In some instances, the reemergence of religion also reflects in part the failure of the states, especially in the developing world, to provide and guarantee fundamental human rights for the majority of their populations. As political scientist Vali Nasr has phrased it: “There is a direct correlation between the scope and nature of religious activism and the decline of the secular state as a functioning political system and as an intellectual construct.... In Kemalist Turkey, Pahlavi Iran... secularism never permeated deep into society... and with little to show in the form of veritable development, the values that sustained these states came under attack.”18

The growing political influence of religious communities also has been linked to the “theologization” of state power.
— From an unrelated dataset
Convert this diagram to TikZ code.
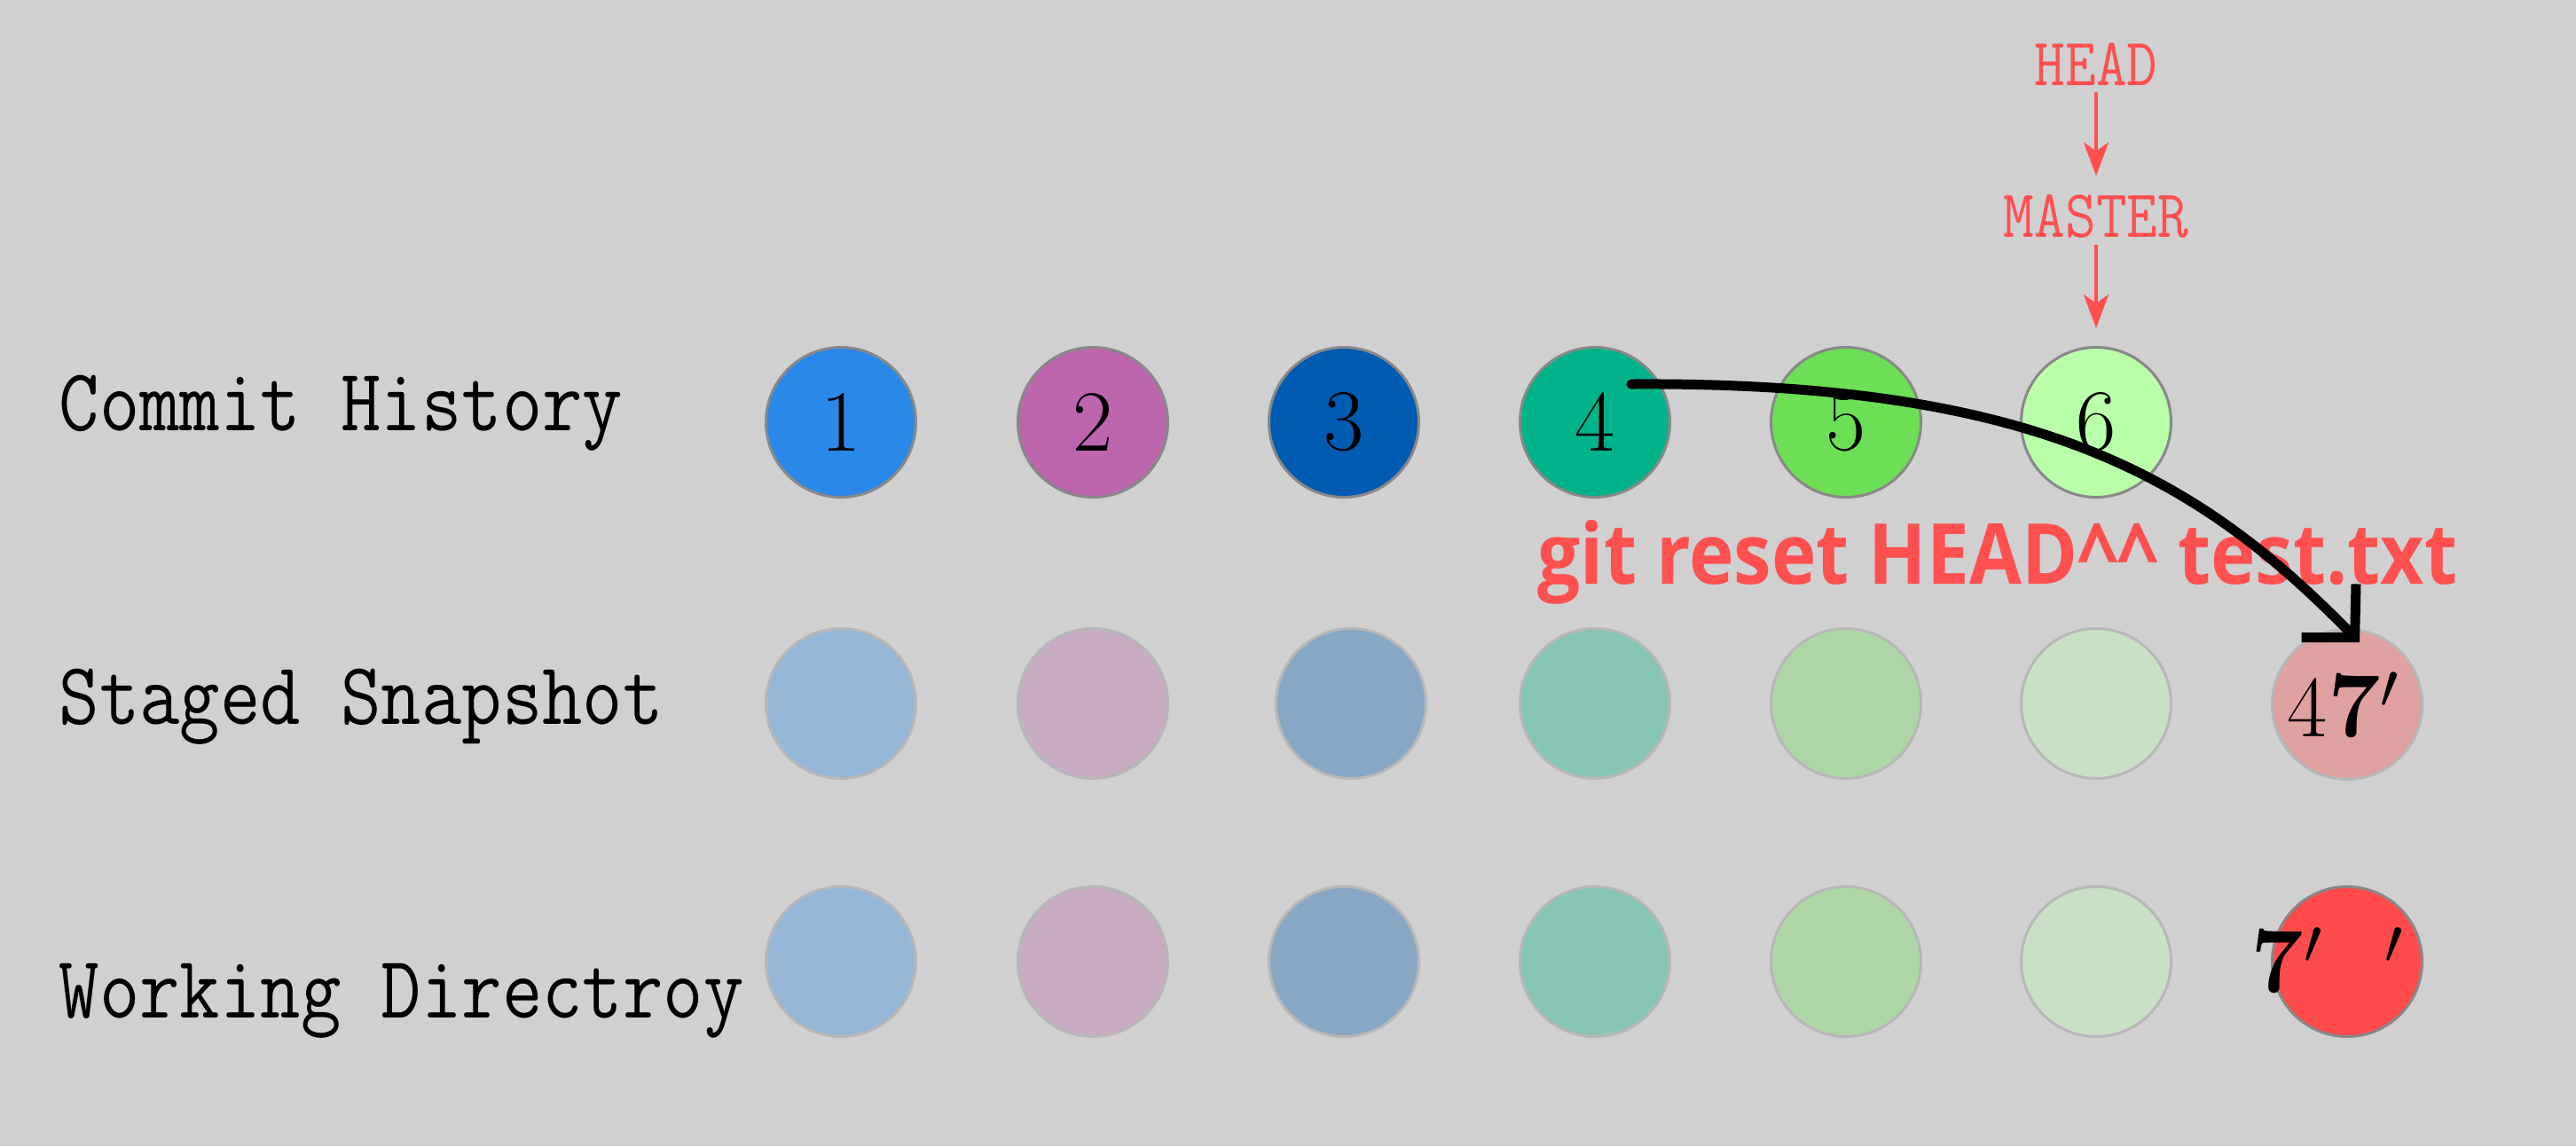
\documentclass[tikz,border=0pt]{standalone}
\usepackage{fontspec}
\usepackage{graphicx}
\usetikzlibrary{arrows.meta}

\newfontfamily\cmdfont{Open Sans}

\definecolor{bggray}{HTML}{D0D0D0}
\definecolor{refred}{HTML}{FF5050}
\definecolor{edgegray}{HTML}{888888}
\definecolor{cone}{HTML}{2A88E8}
\definecolor{ctwo}{HTML}{BD66AE}
\definecolor{cthree}{HTML}{005BB2}
\definecolor{cfour}{HTML}{00B38A}
\definecolor{cfive}{HTML}{6CDF56}
\definecolor{csix}{HTML}{B9FFAA}
\definecolor{cseven}{HTML}{FF4B4B}

\newcommand{\monotext}[1]{\scalebox{0.88}[1]{\ttfamily #1}}

\tikzset{
    commit/.style={circle, draw=edgegray, line width=0.03cm, minimum size=1.69cm, inner sep=0pt, font=\fontsize{28}{30}\selectfont},
    ghost/.style={commit, draw=edgegray!35!bggray, fill=#1!35!bggray},
    rowlabel/.style={anchor=base west, inner sep=0pt, font=\fontsize{28.5}{30}\selectfont},
    reflabel/.style={anchor=base, inner sep=0pt, text=refred, font=\fontsize{21.8}{24}\selectfont},
    refarrow/.style={draw=refred, line width=0.045cm, -{Stealth[length=0.38cm, width=0.28cm, inset=0.1cm]}, shorten <=0.07cm, shorten >=0.2cm},
    resetarrow/.style={line width=0.11cm, line cap=round, line join=round, -{Straight Barb[length=0.42cm, width=0.86cm]}}
}

\begin{document}
\begin{tikzpicture}
    % Background
    \fill[bggray] (0,0) rectangle (29.04,-12.92);
    \useasboundingbox (0,0) rectangle (29.04,-12.92);

    % Row labels
    \node[rowlabel] (lcommit) at (0.66,-4.85) {\monotext{Commit History}};
    \node[rowlabel] (lstaged) at (0.66,-8.16) {\monotext{Staged Snapshot}};
    \node[rowlabel] (lwork) at (0.66,-11.47) {\monotext{Working Directroy}};

    % Commits, staged and working copies
    \foreach \i/\x/\col/\dx in {1/9.48/cone/0, 2/12.32/ctwo/0, 3/15.15/cthree/0.08, 4/17.98/cfour/0, 5/20.81/cfive/0, 6/23.63/csix/0} {
        \node[commit, fill=\col] (c\i) at (\x,-4.76) {\i};
        \node[ghost=\col] (s\i) at (\x+\dx,-7.93) {};
        \node[ghost=\col] (w\i) at (\x,-10.84) {};
    }

    % Reset result
    \node[ghost=cseven] (s7) at (26.46,-7.94) {};
    \node[commit, fill=cseven] (w7) at (26.46,-10.84) {};
    \node[anchor=base, inner sep=0pt, font=\fontsize{28}{30}\selectfont] (s7txt) at ([shift={(-0.04,-0.36)}]s7.center) {4{\fontsize{30}{32}\selectfont\bfseries 7}$'$};
    \node[anchor=base west, inner sep=0pt, font=\fontsize{30}{32}\selectfont\bfseries] (w7txt) at ([shift={(-1.09,-0.34)}]w7.center) {7$'$\hspace{0.7cm}$'$};

    % HEAD and MASTER
    \node[reflabel] (head) at (23.63,-0.96) {\monotext{HEAD}};
    \node[reflabel] (master) at (23.63,-2.67) {\monotext{MASTER}};
    \draw[refarrow] (head) -- (master);
    \draw[refarrow] (master) -- (c6);

    % Command
    \node[anchor=base, inner sep=0pt, text=refred, font=\cmdfont\bfseries\fontsize{27}{30}\selectfont] (cmd) at (22.52,-6.58) {\scalebox{0.9}[1]{git reset HEAD\textasciicircum\textasciicircum{} test.txt}};

    % Reset arrow
    \coordinate (from4) at ([shift={(0.41,0.43)}]c4.center);
    \coordinate (to7) at ([shift={(0.14,0.70)}]s7.center);
    \draw[resetarrow] (from4) .. controls (23.00,-4.30) and (24.80,-5.40) .. (to7);
\end{tikzpicture}
\end{document}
In some countries, ruling elites have used particular religious interpretations to shore up their power and maintain the social and political status quo. Saudi Arabia and Iran are prominent examples. 
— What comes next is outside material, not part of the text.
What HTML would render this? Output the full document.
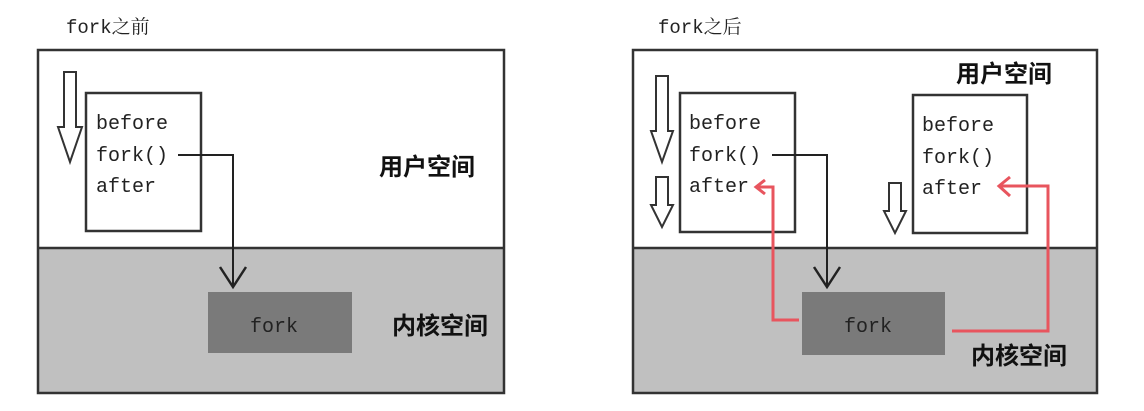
<!DOCTYPE html>
<html><head><meta charset="utf-8"><style>body{margin:0;background:#fff}svg{display:block}</style></head><body>
<svg width="1144" height="411" viewBox="0 0 1144 411" xmlns="http://www.w3.org/2000/svg">
<g font-family="'Liberation Mono','Noto Serif CJK SC',monospace" fill="#222">
<text x="66" y="33" font-size="19">fork之前</text>
<text x="658" y="33" font-size="19">fork之后</text>
</g>
<!-- LEFT PANEL -->
<rect x="38" y="248" width="466" height="145" fill="#c0c0c0"/>
<rect x="38" y="50" width="466" height="343" fill="none" stroke="#333" stroke-width="2.5"/>
<line x1="38" y1="248" x2="504" y2="248" stroke="#333" stroke-width="2.5"/>
<rect x="86" y="93" width="115" height="138" fill="#fff" stroke="#333" stroke-width="2.5"/>
<g transform="translate(70,72)"><path d="M-6,0 L6,0 L6,55 L12,55 L0,90 L-12,55 L-6,55 Z" fill="#fff" stroke="#333" stroke-width="2"/></g>
<g font-family="'Liberation Mono',monospace" font-size="20" fill="#222">
<text x="96" y="129">before</text><text x="96" y="161">fork()</text><text x="96" y="192">after</text>
</g>
<polyline points="178,155 233,155 233,287" fill="none" stroke="#222" stroke-width="2"/>
<polyline points="220,267 233,287 246,267" fill="none" stroke="#222" stroke-width="2.5"/>
<rect x="208" y="292" width="144" height="61" fill="#7a7a7a"/>
<text x="274" y="332" font-family="'Liberation Mono',monospace" font-size="20" fill="#222" text-anchor="middle">fork</text>
<g font-family="'Liberation Sans','Noto Sans CJK SC',sans-serif" font-size="24" font-weight="bold" fill="#111">
<text x="379" y="175">用户空间</text>
<text x="392" y="334">内核空间</text>
</g>
<!-- RIGHT PANEL -->
<rect x="633" y="248" width="464" height="145" fill="#c0c0c0"/>
<rect x="633" y="50" width="464" height="343" fill="none" stroke="#333" stroke-width="2.5"/>
<line x1="633" y1="248" x2="1097" y2="248" stroke="#333" stroke-width="2.5"/>
<rect x="680" y="93" width="115" height="139" fill="#fff" stroke="#333" stroke-width="2.5"/>
<rect x="913" y="95" width="114" height="138" fill="#fff" stroke="#333" stroke-width="2.5"/>
<g transform="translate(662,76)"><path d="M-6,0 L6,0 L6,55 L11,55 L0,86 L-11,55 L-6,55 Z" fill="#fff" stroke="#333" stroke-width="2"/></g>
<g transform="translate(662,177)"><path d="M-6,0 L6,0 L6,28 L11,28 L0,50 L-11,28 L-6,28 Z" fill="#fff" stroke="#333" stroke-width="2"/></g>
<g transform="translate(895,183)"><path d="M-6,0 L6,0 L6,28 L11,28 L0,50 L-11,28 L-6,28 Z" fill="#fff" stroke="#333" stroke-width="2"/></g>
<g font-family="'Liberation Mono',monospace" font-size="20" fill="#222">
<text x="689" y="129">before</text><text x="689" y="161">fork()</text><text x="689" y="192">after</text>
<text x="922" y="131">before</text><text x="922" y="163">fork()</text><text x="922" y="194">after</text>
</g>
<polyline points="772,155 827,155 827,287" fill="none" stroke="#222" stroke-width="2"/>
<polyline points="814,267 827,287 840,267" fill="none" stroke="#222" stroke-width="2.5"/>
<rect x="802" y="292" width="143" height="63" fill="#7a7a7a"/>
<text x="868" y="332" font-family="'Liberation Mono',monospace" font-size="20" fill="#222" text-anchor="middle">fork</text>
<g stroke="#e8555e" stroke-width="3" fill="none">
<polyline points="799,320 773,320 773,187 757,187"/>
<polyline points="765,180 756,187 765,194"/>
<polyline points="952,331 1048,331 1048,186 1000,186"/>
<polyline points="1010,177 999,186 1010,196"/>
</g>
<g font-family="'Liberation Sans','Noto Sans CJK SC',sans-serif" font-size="24" font-weight="bold" fill="#111">
<text x="956" y="82">用户空间</text>
<text x="971" y="364">内核空间</text>
</g>
</svg>
</body></html>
When religion is merged with the state, human rights suffer. Asma Jahangir writes that, in Pakistan, “the judicial institutionalization of Islam has taken a particularly heavy toll on the rights of women and religious minorities, and critics of discriminatory laws are branded un-Islamic or traitorous…. The creed of National Islamization has been used as a stick to beat all emancipatory and human rights movements.”19

In Uzbekistan, the government has claimed a monopoly on the interpretation of Islam and has jailed those who diverge from its version of Islam on charges that such “independent” Muslims are attempting to subvert or overthrow the constitutional order. Although the government has used the pretext that such individuals are colluding with terrorism, in the vast majority of cases the suspects have not been charged with terrorism or any other form of violence.20

In Egypt, the government—citing the contrary dictates of Islamic law—has made reservations to both the Convention on the Elimination of All Forms of Discrimination against Women (CEDAW) and the International Covenant on Civil and Political Rights (ICCPR), evading its obligation to protect women’s rights.21

In Nigeria, twelve state governments in the north have added criminal law to the jurisdiction of Shari’a (Islamic law) courts since 2000,22 raising a number of serious rights concerns and stirring controversy in a country where religious divisions run deep and where the federal constitution specifies that there is no state religion. Shari’a has been in force for many years in the north, where the majority of the population is Muslim, but, until 2000, its scope was limited to personal status and civil law. Human rights concerns arising in application of religious law in those contexts have been exacerbated by the turn to Shari’a in criminal law matters.

Human Rights Watch research confirms that Shari’a in Nigeria has been manipulated for political purposes, and that this politicization of religion has led to human rights violations.23 Application of Shari’a in criminal cases in the twelve states has been accompanied by amputation, floggings, the death penalty, discrimination against women, and systemic due process failures. Since 2000, at least ten people have been sentenced to death; dozens have been sentenced to amputation; and floggings are a regular occurrence in many locations in the north. These issues were given world wide prominence through the highly publicized cases of two women, Safiya Hussaini and Amina Lawal, who were condemned by Shari’a courts to death by stoning for alleged adultery. Although the death sentences eventually were overturned, the cases highlighted how Shari’a could be used to justify flagrant human rights violations.



[17] Sara Maitland, “In Place of Enlightenment,” Index on Censorship, April 2004, p. 8.

[18] Vali NASR, “Religion and Global Affairs: Secular States and Religious Oppositions,” SAIS Review, Summer-Fall 1998. Volume XVIII, Number Two, The Paul H. Nitze School of Advanced International Studies, The John Hopkins University, Washington, pp. 34-5.

[19] Asma Jahangir, “Human Rights in Pakistan: A System in the Making,” in S. Power and G. Allison, eds., Realizing Human Rights, pp. 168-9.

[20]Human Rights Watch, “CreatingEnemies of the State: Religious Persecution in Uzbekistan” New York: Human Rights Watch, 2004.

[21] Human Rights Watch, “Divorced from Justice: Women’s Unequal Access to Divorce in Egypt,” December 2004.

[22] Human Rights Watch, “‘Political Shari’a’?, Human Rights and Islamic Law in Northern Nigeria,” September 2004.  Human Rights Watch does not advocate for or against Shari’a per se, or any other system of religious belief or ideology, and takes no position on what constitutes “proper Shari’a.” 

[23] Human Rights Watch research in northern Nigeria also revealed patterns of fundamental human rights violations which are not peculiar to Shari’a but typify the human rights situation in Nigeria as a whole. For example, systematic torture by the police, prolonged detention without trial, corruption in the judiciary, political interference in the course of justice, and impunity for those responsible for abuses occur not only in the context of Shari’a cases, but are widespread in cases handled by the parallel common law system.